Voluntary Disclosure Agreements

A business that discovers it should have been collecting tax in a state where it never registered has a better option than waiting to be caught. Most states offer voluntary disclosure agreements (VDAs), typically administered through the Multistate Tax Commission’s National Nexus Program or directly with the state’s tax agency. The core benefits are a limited look-back period and waiver of penalties.

Under a VDA, a state typically limits its back-assessment to three or four years of unfiled returns, rather than reaching back to the first day the business had nexus. The most common look-back period across participating states is 36 months, though some states extend it to 48 or even 60 months.4Multistate Tax Commission. Lookback Periods for States Participating in National Nexus Program The state will generally waive all civil penalties on the back taxes owed. Interest, however, is almost always required in full — states lack the legal authority to waive it in most cases. The business can also negotiate anonymously until an agreement is reached, which eliminates the risk of triggering an audit by asking questions.

The alternative is ugly. A business discovered through a nexus investigation rather than a voluntary disclosure faces unlimited look-back periods in some states, full penalties on top of the tax and interest, and zero negotiating leverage. For any service business that has been selling across state lines without collecting tax, a VDA is usually the most cost-effective path to compliance.

Exemption Certificates and Record-Keeping

When a customer claims an exemption from sales tax — whether because they are a reseller, a nonprofit, a government entity, or because the service qualifies for a specific statutory exemption — the seller needs documentation. An exemption certificate from the buyer is what protects the seller during an audit. Without one, the seller is on the hook for the uncollected tax even if the buyer was genuinely exempt.

In states that participate in the Streamlined Sales and Use Tax Agreement (23 states are currently full members), sellers who accept a properly completed exemption certificate are generally not required to verify the buyer’s registration number or investigate whether the claimed exemption is valid.5Streamlined Sales Tax Governing Board.

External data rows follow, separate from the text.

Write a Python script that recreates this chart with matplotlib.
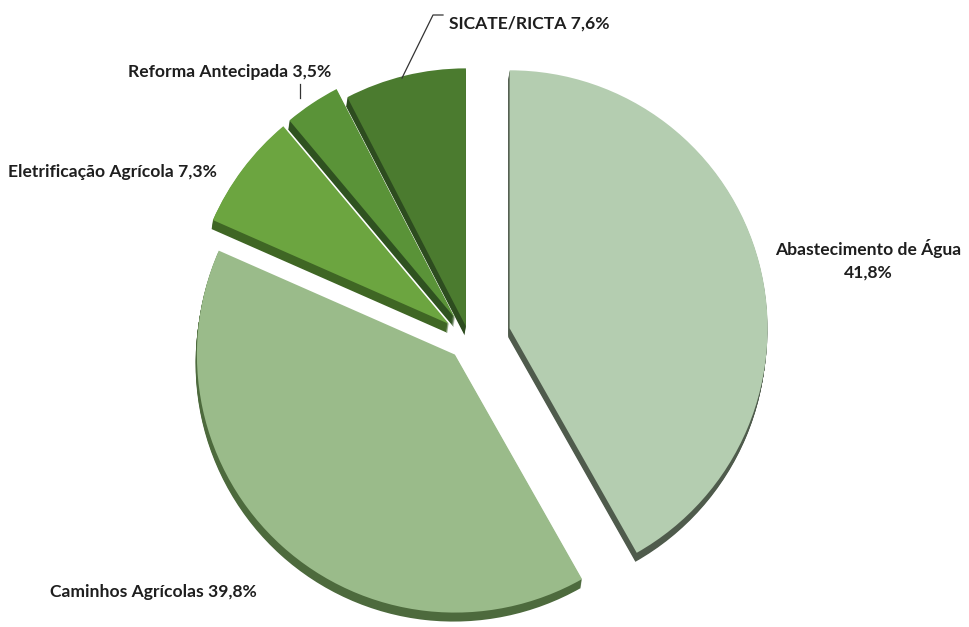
import matplotlib
matplotlib.use("Agg")
import matplotlib.pyplot as plt

# Share of investment per programme (%)
categories = ["Abastecimento de Água", "Caminhos Agrícolas",
              "Eletrificação Agrícola", "Reforma Antecipada", "SICATE/RICTA"]
shares = [41.8, 39.8, 7.3, 3.5, 7.6]
labels = ["Abastecimento de Água\n41,8%", "Caminhos Agrícolas 39,8%",
          "Eletrificação Agrícola 7,3%", "Reforma Antecipada 3,5%",
          "SICATE/RICTA 7,6%"]

W, H = 969, 627
plt.rcParams["font.family"] = ["Lato", "DejaVu Sans"]

fig = plt.figure(figsize=(W / 100, H / 100), dpi=100)
ax = fig.add_axes([0, 0, 1, 1])

R = 258
cx, cy = 469, H - 339
# explode distances in data units (pixels here)
explode = [42, 21, 25, 25, 13]

top_colors = ["#b4cdb0", "#9abb8a", "#6ca540", "#5a9338", "#4b7b2f"]
side_colors = ["#4f5b4c", "#4d6a3d", "#3f6624", "#2f5220", "#2d4c1f"]

common = dict(explode=explode, radius=R, startangle=90, counterclock=False,
              wedgeprops=dict(linewidth=0))

# extruded side of the 3D pie: stacked copies shifted downwards
depth = 9
for k in range(depth, 0, -1):
    ax.pie(shares, colors=side_colors, center=(cx - 0.15 * k, cy - k), **common)

# top face
ax.pie(shares, colors=top_colors, center=(cx, cy), **common)

ax.set_xlim(0, W)
ax.set_ylim(0, H)
ax.set_aspect("auto")
ax.axis("off")

txt = dict(fontsize=12.6, fontweight="bold", color="#1e1e1e")

def py(y):
    return H - y

ax.text(868, py(260), labels[0], ha="center", va="center",
        linespacing=1.5, **txt)
ax.text(50, py(592), labels[1], ha="left", va="center", **txt)
ax.text(8, py(172), labels[2], ha="left", va="center", **txt)
ax.text(128, py(72), labels[3], ha="left", va="center", **txt)
ax.text(449, py(24), labels[4], ha="left", va="center", **txt)

# leader lines
ax.plot([402, 433, 443], [py(78), py(15), py(15)], color="#333333", lw=0.9)
ax.plot([300, 300], [py(84), py(98)], color="#333333", lw=0.9)

fig.savefig("out.png", dpi=100)
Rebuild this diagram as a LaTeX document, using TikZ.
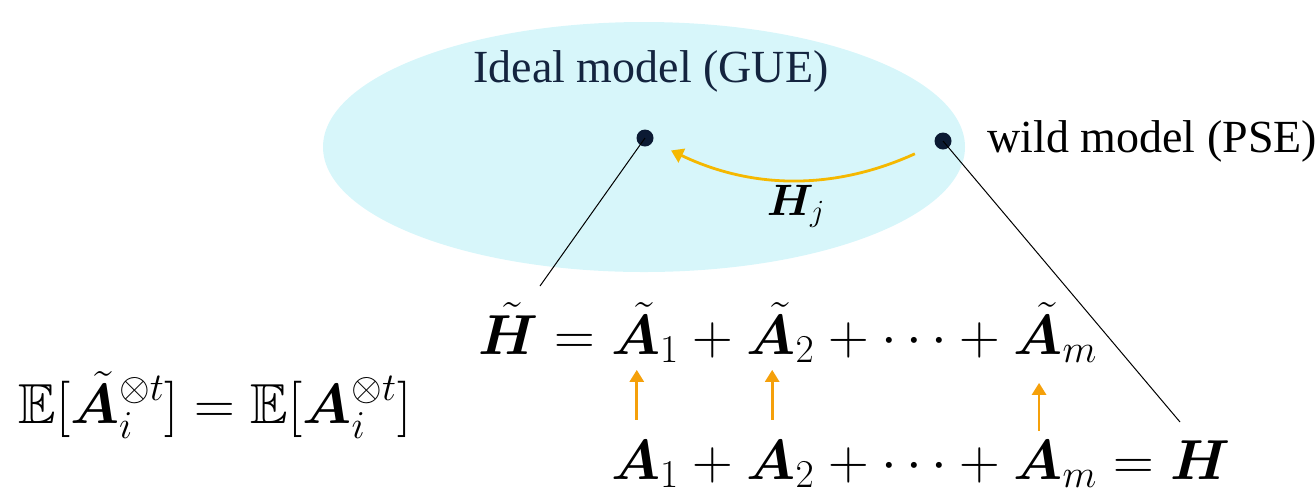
\documentclass[tikz,border=0pt]{standalone}
\usepackage{fix-cm}
\usepackage{amsmath,amssymb,bm}
\usepackage{fontspec}
\newfontfamily\labelfont{Liberation Serif}
\usepackage{tikz}
\usetikzlibrary{arrows.meta, positioning, shapes.geometric, calc}
\definecolor{idealfill}{HTML}{D7F6FA}
\definecolor{idealtext}{HTML}{14243F}
\definecolor{dotnavy}{HTML}{0B1A33}
\definecolor{hjyellow}{HTML}{F5B800}
\definecolor{liftorange}{HTML}{F5A00A}

\begin{document}
\begin{tikzpicture}[
    x=0.5pt, y=-0.5pt,
    eq/.style={inner sep=0pt, font=\fontsize{28.2}{33}\selectfont},
    modeltext/.style={inner sep=0pt, font=\labelfont\fontsize{23}{28}\selectfont},
    modelpt/.style={circle, fill=dotnavy, inner sep=0pt, minimum size=8.5pt},
    hjarrow/.style={-{Triangle[length=6pt,width=7.5pt]}, hjyellow, line width=1.4pt},
    lift/.style={-{Triangle[length=6pt,width=7pt]}, liftorange, line width=1.4pt},
    leader/.style={black, line width=0.5pt},
]
\useasboundingbox (0,0) rectangle (1316,489);

% ================= MODEL SPACE =================
\node[ellipse, fill=idealfill, minimum width=321pt, minimum height=125pt, inner sep=0pt] (ideal) at (644,147) {};
\node[modeltext, text=idealtext, anchor=base] (gue) at (651,82) {Ideal model (GUE)};

\node[modelpt] (idealpt) at (645,138) {};
\node[modelpt] (wildpt) at (943,141) {};
\node[modeltext, anchor=base west] (wild) at (987,152) {wild model (PSE)};

\draw[hjarrow, shorten <=11pt, shorten >=10pt] (wildpt) to[bend left=25] (idealpt);
\node[eq, font=\fontsize{22}{26}\selectfont, anchor=base] (hj) at (796,215) {$\bm{H}_j$};

% ================= SUMS =================
\node[eq, anchor=base west] (hteq) at (478,354) {$\tilde{\bm H} = {}$};
\node[eq, anchor=base west] (ta1) at (hteq.base east) {$\tilde{\bm A}_1$};
\node[eq, anchor=base west] (tp1) at (ta1.base east) {${} + {}$};
\node[eq, anchor=base west] (ta2) at (tp1.base east) {$\tilde{\bm A}_2$};
\node[eq, anchor=base west] (tdots) at (ta2.base east) {${} + \cdots + {}$};
\node[eq, anchor=base west] (tam) at (tdots.base east) {$\tilde{\bm A}_m$};

\coordinate (brow) at (0,479);
\node[eq, anchor=base west] (ba1) at (ta1.base west |- brow) {$\bm A_1$};
\node[eq, anchor=base west] (bp1) at (ba1.base east) {${} + {}$};
\node[eq, anchor=base west] (ba2) at (bp1.base east) {$\bm A_2$};
\node[eq, anchor=base west] (bdots) at (ba2.base east) {${} + \cdots + {}$};
\node[eq, anchor=base west] (bam) at (bdots.base east) {$\bm A_m$};
\node[eq, anchor=base west] (bh) at (bam.base east) {${} = \bm H$};

% arrows sit over the letter A, not over the subscript
\foreach \t/\b/\s/\e in {ta1/ba1/10pt/3.5pt, ta2/ba2/10pt/3.5pt, tam/bam/4.5pt/10pt} {
    \coordinate (ax) at ($(\b.base west)+(26,0)$);
    \draw[lift, shorten <=\s, shorten >=\e] (ax |- \b.north) -- (ax |- \t.south);
}

\node[eq, anchor=base west] (moment) at (18,423) {$\mathbb{E}[\tilde{\bm A}_i^{\otimes t}] = \mathbb{E}[\bm A_i^{\otimes t}]$};

% leaders to the two sums
\coordinate (htfoot) at (540,286);
\coordinate (hfoot) at (1180,422);
\draw[leader] (idealpt.center) -- (htfoot);
\draw[leader] (wildpt.center) -- (hfoot);

\end{tikzpicture}
\end{document}
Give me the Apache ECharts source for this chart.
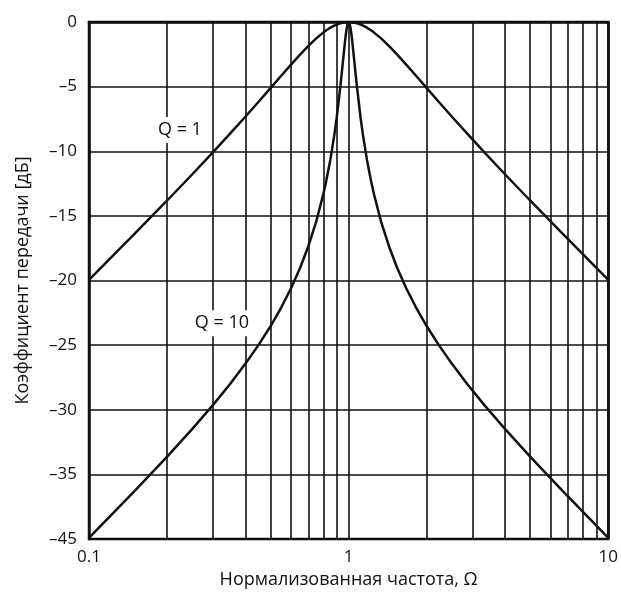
<!DOCTYPE html>
<html>
<head>
<meta charset="utf-8" />
<title></title>
<script src="https://cdn.jsdelivr.net/npm/echarts@6/dist/echarts.min.js"></script>
<style>
  body { margin: 0; padding: 0; background: #fff; }
  #main { width: 621px; height: 595px; }
</style>
</head>
<body>
<div id="main"></div>
<script type="text/javascript">
// normalized frequency (Omega)
var freq = [0.1, 0.15, 0.2, 0.25, 0.3, 0.35, 0.4, 0.45, 0.5, 0.55, 0.6, 0.65, 0.7, 0.75, 0.8, 0.82, 0.85, 0.88, 0.9, 0.93, 0.95, 0.97, 0.98, 0.99, 1,
  1.0101, 1.0204, 1.0309, 1.0526, 1.0753, 1.1111, 1.1364, 1.1765, 1.2195, 1.25, 1.3333, 1.4286, 1.5385, 1.6667, 1.8182, 2, 2.2222, 2.5, 2.8571, 3.3333, 4, 5, 6.6667, 10];
// gain, dB
var gainQ1 = [-19.96, -16.38, -13.81, -11.78, -10.09, -8.62, -7.33, -6.17, -5.12, -4.16, -3.30, -2.53, -1.85, -1.27, -0.80, -0.64, -0.44, -0.28, -0.19, -0.09, -0.05, -0.02, -0.01, 0, 0,
  0, -0.01, -0.02, -0.05, -0.09, -0.19, -0.28, -0.44, -0.64, -0.80, -1.27, -1.85, -2.53, -3.30, -4.16, -5.12, -6.17, -7.33, -8.62, -10.09, -11.78, -13.81, -16.38, -19.96];
var gainQ10 = [-39.91, -36.28, -33.63, -31.48, -29.64, -27.99, -26.45, -24.98, -23.54, -22.09, -20.60, -19.03, -17.33, -15.44, -13.27, -12.29, -10.67, -8.79, -7.37, -4.93, -3.12, -1.37, -0.66, -0.17, 0,
  -0.17, -0.66, -1.37, -3.12, -4.93, -7.37, -8.79, -10.67, -12.29, -13.27, -15.44, -17.33, -19.03, -20.60, -22.09, -23.54, -24.98, -26.45, -27.99, -29.64, -31.48, -33.63, -36.28, -39.91];
// extra vertical grid lines
var minorX = [0.2, 0.3, 0.4, 0.5, 0.6, 0.7, 0.8, 0.9, 2, 3, 4, 5, 6, 7, 8, 9];
// y tick labels as printed (bottom one reads -45 in the original)
var yTicks = [0, -5, -10, -15, -20, -25, -30, -35, -40];
var yTickText = ['0', '–5', '–10', '–15', '–20', '–25', '–30', '–35', '–45'];
var xTickText = { '0.1': '0.1', '1': '1', '10': '10' };
// curve labels: text and where they sit
var curveLabels = ['Q = 1', 'Q = 10'];
var curveLabelAt = [[0.224, -8.36], [0.325, -23.3]];

var font = 'Open Sans';

function pairs(ys) {
  return freq.map(function (f, i) { return [f, ys[i]]; });
}

var chart = echarts.init(document.getElementById('main'));
chart.setOption({
  animation: false,
  backgroundColor: '#fff',
  textStyle: { fontFamily: font, color: '#111' },
  grid: { left: 89, right: 12, top: 22, bottom: 56, show: true, borderColor: '#111', borderWidth: 2.5, backgroundColor: 'transparent' },
  xAxis: {
    type: 'log', logBase: 10, min: 0.1, max: 10,
    name: 'Нормализованная частота, Ω', nameLocation: 'middle', nameGap: 23,
    nameTextStyle: { fontFamily: font, fontSize: 18, color: '#111' },
    axisLine: { lineStyle: { color: '#111', width: 2.5 } },
    axisTick: { show: false },
    axisLabel: {
      fontFamily: font, fontSize: 17, color: '#111', margin: 10,
      formatter: function (v) { return xTickText[String(v)] || ''; }
    },
    splitLine: { show: true, lineStyle: { color: '#111', width: 1.6 } }
  },
  yAxis: {
    type: 'value', min: -40, max: 0, interval: 5,
    name: 'Коэффициент передачи [дБ]', nameLocation: 'middle', nameGap: 57,
    nameTextStyle: { fontFamily: font, fontSize: 18, color: '#111' },
    axisLine: { show: true, lineStyle: { color: '#111', width: 2.5 } },
    axisTick: { show: false },
    axisLabel: {
      fontFamily: font, fontSize: 17, color: '#111', margin: 12,
      formatter: function (v) { var i = yTicks.indexOf(v); return i >= 0 ? yTickText[i] : ''; }
    },
    splitLine: { show: true, lineStyle: { color: '#111', width: 1.6 } }
  },
  series: [
    {
      name: 'grid',
      type: 'line',
      data: [],
      silent: true,
      markLine: {
        silent: true, symbol: 'none', label: { show: false },
        lineStyle: { color: '#111', width: 1.6, type: 'solid' },
        data: minorX.map(function (v) { return { xAxis: v }; })
      }
    },
    {
      name: 'Q = 1',
      type: 'line',
      data: pairs(gainQ1),
      showSymbol: false,
      z: 5,
      lineStyle: { color: '#111', width: 2.5 }
    },
    {
      name: 'Q = 10',
      type: 'line',
      data: pairs(gainQ10),
      showSymbol: false,
      z: 5,
      lineStyle: { color: '#111', width: 2.5 }
    },
    {
      name: 'labels',
      type: 'scatter',
      z: 10,
      symbolSize: 1,
      itemStyle: { color: 'transparent', opacity: 1 },
      data: curveLabelAt.map(function (c, i) { return { value: c, name: curveLabels[i] }; }),
      label: {
        show: true, position: 'inside', formatter: '{b}',
        fontFamily: font, fontSize: 18, color: '#111', opacity: 1,
        backgroundColor: '#fff', padding: [4, 4]
      }
    }
  ]
});
</script>
</body>
</html>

Exemptions Good-faith acceptance of the certificate shifts the burden of proof to the buyer if the exemption turns out to be invalid. A few states impose additional verification requirements, so sellers operating nationally should check whether a particular state demands more than standard acceptance.

Retention periods for exemption certificates generally follow the same rules as other sales tax records. Most states require businesses to keep documentation for at least three to four years from the date of the transaction or the filing of the return, whichever is later. Some states extend this window, and because audit timelines can stretch, keeping certificates for at least four years is a safe practice.

When the Seller Does Not Collect: Consumer Use Tax

Sales tax obligations do not simply vanish when a service provider fails to collect. In every state with a sales tax, the buyer has an independent obligation to pay “use tax” directly to the state when the seller does not collect. This applies to both businesses and individual consumers, though enforcement is overwhelmingly focused on business purchasers. A company that buys taxable janitorial services from an out-of-state provider that does not collect tax still owes the equivalent amount as use tax on its next filing.

Most states include a use tax line on their business tax returns, and an increasing number include one on individual income tax returns as well. The rate mirrors the sales tax rate that would have applied if the seller had collected. Businesses that regularly purchase services from out-of-state providers should build use tax self-assessment into their accounts payable process — auditors know exactly which line items to check, and “we didn’t know” is not a defense that survives scrutiny.